In a new environment we see that the snapshot autodelete job run times vary from cluster to cluster.
Are there numbers available what should be reasonable in various environments?
My findings now:
cluster A - 3x NL400 nodes - running OneFS 220.127.116.11
Removing a directory with 500K files causes a snapshotdelete job to run with 130M lins and 49 snapshots. This job took 57 hours to complete. This averages to a deletion-rate of 2.3M lins per hour.
cluster B - 3x NL400 nodes - running OneFS 18.104.22.168
Removing a dir with 500K files with the same filetype causes a job with 138M lins and 322 snapshots. This job is allready running for 39 hours, but the number of lins processed is 16.7M. So the currect deletion rate is 0.4M lins per hour. Much much slower.
In both cases the impact policy has been set to HIGH, so it should be able to use all resources in the clusters.
I also checked using top, isi stat and isi perfstat what is going on. Top reports 200% WCPU on the isi_job_d. The isi perfstat command reports around 50MB/sec of deletes going on at disk-backend level, and the isi statistics command displays 30-40 IOPS per backend disk, and a disk utilization around 10% per disk.
Any ideas about this?
Also any additional info available how the snapshotdelete process works?

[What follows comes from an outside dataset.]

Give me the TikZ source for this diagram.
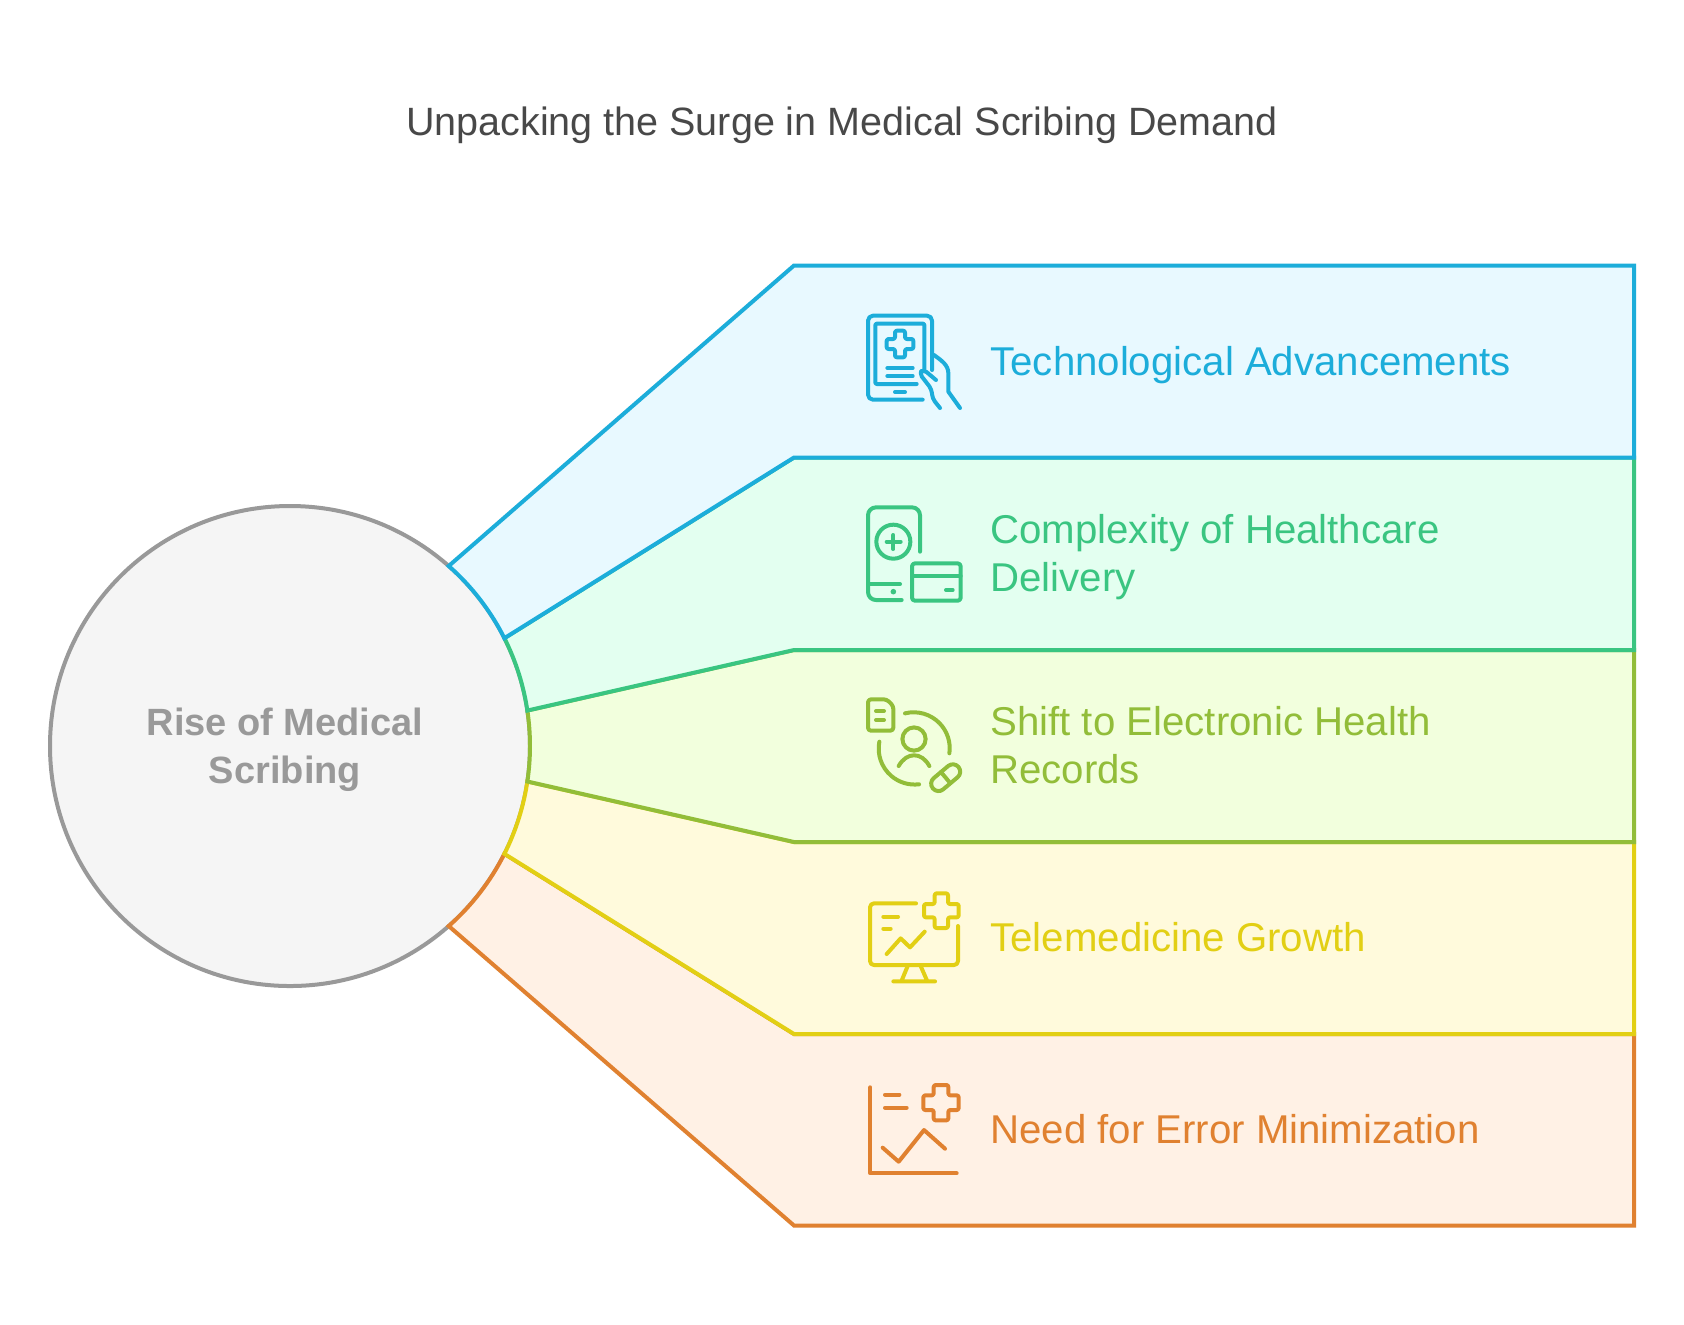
\documentclass[tikz,border=0pt]{standalone}
\usepackage{fontspec}
\setmainfont{Liberation Sans}
\usetikzlibrary{calc}
\definecolor{cA}{HTML}{1CADDA}\definecolor{fA}{HTML}{E8F9FF}
\definecolor{cB}{HTML}{3AC581}\definecolor{fB}{HTML}{E3FFF0}
\definecolor{cC}{HTML}{92BD39}\definecolor{fC}{HTML}{F2FFDD}
\definecolor{cD}{HTML}{E2CF14}\definecolor{fD}{HTML}{FFFADC}
\definecolor{cE}{HTML}{E08130}\definecolor{fE}{HTML}{FFF1E5}
\definecolor{gr}{HTML}{999999}\definecolor{circ}{HTML}{F5F5F5}\definecolor{ttl}{HTML}{484848}
\tikzset{
  band/.style={line width=2pt,miter limit=10,line join=miter},
  lab/.style={anchor=west,align=left,inner sep=0pt,font=\fontsize{20.1}{24}\selectfont},
  ico/.style={line width=2pt,line cap=round,line join=round},
  iconscope/.style={x=0.16667pt,y=-0.16667pt}
}
\newcommand{\plusat}[5][]{% cross: centre x, y, half-extent, half-width
  \draw[ico,rounded corners=1pt,#1] ({#2-#5},{#3-#4}) -- ({#2+#5},{#3-#4}) -- ({#2+#5},{#3-#5}) -- ({#2+#4},{#3-#5}) -- ({#2+#4},{#3+#5}) -- ({#2+#5},{#3+#5}) -- ({#2+#5},{#3+#4}) -- ({#2-#5},{#3+#4}) -- ({#2-#5},{#3+#5}) -- ({#2-#4},{#3+#5}) -- ({#2-#4},{#3-#5}) -- ({#2-#5},{#3-#5}) -- cycle;}
\begin{document}
\begin{tikzpicture}[x=0.5pt,y=-0.5pt]
\useasboundingbox[fill=white] (0,0) rectangle (1684,1324);
\coordinate (c) at (290,746);
\node[circle,draw=gr,fill=circ,line width=2pt,minimum size=240pt,inner sep=0pt] (hub) at (c) {};
\foreach \n/\a in {1/48.6,2/26.7,3/8.5,4/-8.5,5/-26.7,6/-48.6}
  \coordinate (j\n) at ($(c)+(\a:120pt)$);
\coordinate (y0) at (794,265.5);\coordinate (z0) at (1634,265.5);
\coordinate (y1) at (794,457.5);\coordinate (z1) at (1634,457.5);
\coordinate (y2) at (794,650);\coordinate (z2) at (1634,650);
\coordinate (y3) at (794,842);\coordinate (z3) at (1634,842);
\coordinate (y4) at (794,1034);\coordinate (z4) at (1634,1034);
\coordinate (y5) at (794,1225.5);\coordinate (z5) at (1634,1225.5);
\draw[band,draw=cE,fill=fE] (j5)--(y4)--(z4)--(z5)--(y5)--(j6) arc[start angle=-48.6,end angle=-26.7,radius=120pt]--cycle;
\draw[band,draw=cD,fill=fD] (j4)--(y3)--(z3)--(z4)--(y4)--(j5) arc[start angle=-26.7,end angle=-8.5,radius=120pt]--cycle;
\draw[band,draw=cC,fill=fC] (j3)--(y2)--(z2)--(z3)--(y3)--(j4) arc[start angle=-8.5,end angle=8.5,radius=120pt]--cycle;
\draw[band,draw=cB,fill=fB] (j2)--(y1)--(z1)--(z2)--(y2)--(j3) arc[start angle=8.5,end angle=26.7,radius=120pt]--cycle;
\draw[band,draw=cA,fill=fA] (j1)--(y0)--(z0)--(z1)--(y1)--(j2) arc[start angle=26.7,end angle=48.6,radius=120pt]--cycle;

\node[anchor=center,inner sep=0pt,text=ttl,font=\fontsize{19.75}{24}\selectfont] (title) at (842,126) {\strut Unpacking the Surge in Medical Scribing Demand};
\node[anchor=center,align=center,inner sep=0pt,text=gr,font=\fontsize{19}{24}\selectfont\bfseries] (hubtext) at (285,750) {\strut Rise of Medical\\\strut Scribing};
\node[lab,text=cA] (t1) at (990,366) {\strut Technological Advancements};
\node[lab,text=cB] (t2) at (990,558) {\strut Complexity of Healthcare\\\strut Delivery};
\node[lab,text=cC] (t3) at (990,750) {\strut Shift to Electronic Health\\\strut Records};
\node[lab,text=cD] (t4) at (990,942) {\strut Telemedicine Growth};
\node[lab,text=cE] (t5) at (990,1134) {\strut Need for Error Minimization};

% icon 1
\begin{scope}[shift={(840,290)},iconscope,cA]
\draw[ico,rounded corners=2.5pt] (248,329)--(84,329)--(84,77)--(276,77)--(276,240);
\draw[ico,rounded corners=.6pt] (230,282)--(106,282)--(106,101)--(253,101)--(253,238);
\plusat[cA]{180}{162}{40}{15}
\draw[ico] (142,234)--(218,234) (142,258)--(218,258) (165,306)--(195,306);
\draw[ico] (282,195) .. controls (305,212) and (325,225) .. (325,250) -- (325,305) -- (360,354);
\draw[ico,rounded corners=2pt] (288,270)--(250,238)--(238,250)--(275,298)--(277,325)--(300,354);
\end{scope}
% icon 2
\begin{scope}[shift={(840,290)},iconscope,cB]
\draw[ico,rounded corners=4pt] (240,785)--(240,652)--(84,652)--(84,930)--(185,930);
\draw[ico] (84,882)--(180,882);
\fill (160,905) circle[radius=1.4pt];
\draw[ico] (160,755) circle[radius=8.5pt];
\draw[ico] (140,755)--(182,755) (160,735)--(160,777);
\draw[ico,rounded corners=1.5pt] (216,820) rectangle (362,932);
\draw[ico] (216,858)--(362,858) (318,900)--(338,900);
\end{scope}
% icon 3
\begin{scope}[shift={(840,680)},iconscope,cC]
\draw[ico,rounded corners=1.5pt] (84,58)--(140,58)--(160,78)--(160,152)--(84,152)--cycle;
\draw[ico] (108,93)--(132,93) (108,120)--(132,120);
\draw[ico] (195,100) arc[start angle=104,end angle=-8,radius=18pt];
\draw[ico] (118,185) arc[start angle=169,end angle=277,radius=18pt];
\draw[ico] (222,177) circle[radius=5.8pt];
\draw[ico] (176,258) .. controls (200,215) and (245,215) .. (268,258);
\begin{scope}[shift={(317,293)},rotate=40]
\draw[ico,rounded corners=3.6pt] (-50,-22) rectangle (50,22);
\draw[ico] (0,-22)--(0,22);
\end{scope}
\end{scope}
% icon 4
\begin{scope}[shift={(840,870)},iconscope,cD]
\draw[ico,rounded corners=2pt] (228,100)--(90,100)--(90,285)--(354,285)--(354,168);
\draw[ico] (130,140)--(174,140) (130,176)--(152,176);
\draw[ico] (140,252)--(182,205)--(210,232)--(254,185);
\draw[ico] (203,288)--(184,334) (242,288)--(262,334) (160,334)--(285,334);
\plusat[cD]{304}{122}{52}{20}
\end{scope}
% icon 5
\begin{scope}[shift={(840,870)},iconscope,cE]
\draw[ico] (91,652)--(91,910)--(350,910);
\draw[ico] (135,674)--(178,674) (135,713)--(200,713);
\draw[ico] (128,833)--(176,875)--(252,780)--(315,836);
\plusat[cE]{303}{698}{53}{22}
\end{scope}
\end{tikzpicture}
\end{document}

Does a snapshot delete has to empty (write zeroes) to all 'freed' blocks? Can we say that removing 1000GB of snapshots requires 1000GB of backend writes?
Yes, times of completion can vary due to a number of variables.
Per best practices, snapshot expiration needs to delete snapshots sequentially. Oldest to newest. Also snapshot creation policies shouldn't overlap.
These are two of the biggest settings I have seen to account for the experience described. I would recommend to open a service request to review both configurations for best practices, lets get to the bottom of this!